そろそろお腹空いてきたので何か食べようかなあとあちこち覗くけど、こういう時に一人旅でもすんなり入れるレストランを見つけるのはちょっと大変なのです。豪華すぎるところに入るとなんとなく落ちつかないし、かといって屋台ってのもなんか切ないし。スマホで検索してみるとよさげなお店を発見。広場から歩いてすぐのTacos "ROY"という大衆食堂です。入ってみるとこれが大正解。スペイン語ワカランのですごめん、と伝えると英語を話せるボーイさんが登場、それでもワカランのでとにかく美味しいオススメをください、とお願い。もちろんビールも。わいわいした雰囲気を眺めたり、テレビでやってるサッカーを見てたらまずビール、続いて何だこれはこういうの大好物だぞ的料理が出てきました。

モーレソース
テーブルの上には6種類のモーレ(ソース)が取り放題(おそらく二度付け禁止)、トルティーヤも無料でついてくる。いろいろ混ぜて料理に入れるとそれぞれ独特の味に変わってとても美味しいのです、黒いのはチョコレート!チョコがおかずになるとは。支払い終わるとビール2本飲んだのに600円以下でした。大満足でホテルに戻りました。
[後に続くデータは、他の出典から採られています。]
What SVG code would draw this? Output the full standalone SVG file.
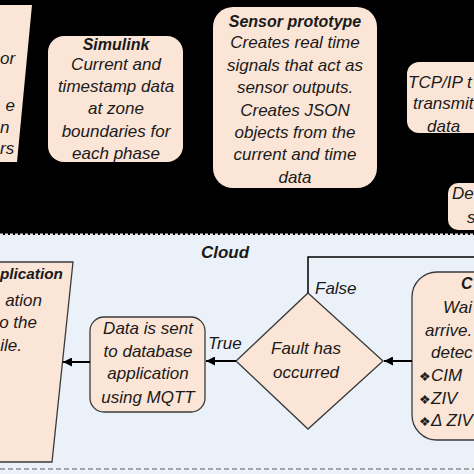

すっかり気に入ったオアハカだけど明日昼にはもうメキシコシティに戻らねばなりません。1ヶ月くらいの予定でくればよかった、としみじみ思います。でもそうなるとこの旅行記ブログが膨大な量になってしまうのでやっぱり1週間くらいがいいのかな。ホテルに戻るとまたあっというまに撃沈。